Ces dix minutes écoulées, aucune réponse n'ayant été faite, Masaniello, d'un geste d'empereur, étendit la main. A l'instant même la porte fut enfoncée et la multitude se rua dans le palais, criant: A bas les impôts! brisant les glaces et jetant les meubles par les fenêtres. Mais, arrivée à la salle du dais, toute cette foule, sur un mot de Masaniello, s'arrêta devant le portrait du roi, se découvrit, salua, tandis que Masaniello protestait à haute voix que c'était non point contre la personne du souverain qu'il se révoltait, mais contre le mauvais gouvernement de ses ministres.

Pendant ce temps, le duc d'Arcos s'était sauvé par un escalier dérobé; il avait sauté dans une voiture et s'éloignait au grand galop dans la direction du Château-Neuf. Mais bientôt reconnu par la populace, il fut poursuivi et allait être atteint lorsque de la portière de la voiture s'échappèrent des poignées de ducats. La foule se rua sur cette pluie d'or et laissa échapper le duc, qui, trouvant le pont du Château-Neuf levé, fût forcé de se réfugier dans un couvent de minimes.

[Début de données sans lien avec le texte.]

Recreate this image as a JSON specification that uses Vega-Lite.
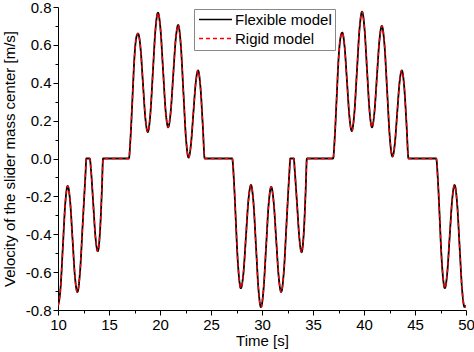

De là il écrivit deux ordonnances: l'une qui abolissait tous les impôts quels qu'ils fussent, l'autre qui accordait à Masaniello une pension de six mille ducats, s'il voulait contenir le peuple et le faire rentrer dans son devoir.

Masaniello reçoit ces deux ordonnances, les lit toutes deux au peuple du haut du balcon du duc d'Arcos, déchire celle qui lui est personnelle et en jette les morceaux à la multitude, en criant que, pour tout l'or du royaume, il ne trahira pas ses compagnons. Dès ce moment, pour la multitude, Masaniello n'est plus un chef, Masaniello n'est plus un roi, Masaniello est un Dieu.

Alors, c'est lui à son tour qui envoie une députation au duc d'Arcos; cette députation est chargée de lui dire que la révolte n'a point eu lieu contre le roi, mais contre les impôts, qu'il n'a rien à craindre s'il tient les promesses faites, et qu'il peut revenir en toute sécurité à son palais. Chaque membre de la députation répond sur sa vie de la vie du duc d'Arcos. Le vice-roi accepte la protection qui lui est offerte; mais, au lieu de rentrer dans son palais dévasté, il demande à se retirer au fort Saint-Elme. La proposition est transmise à Masaniello, qui réfléchit quelques secondes et y adhère en souriant. Le duc d'Arcos se retire au château Saint-Elme. Masaniello est seul maître de la ville.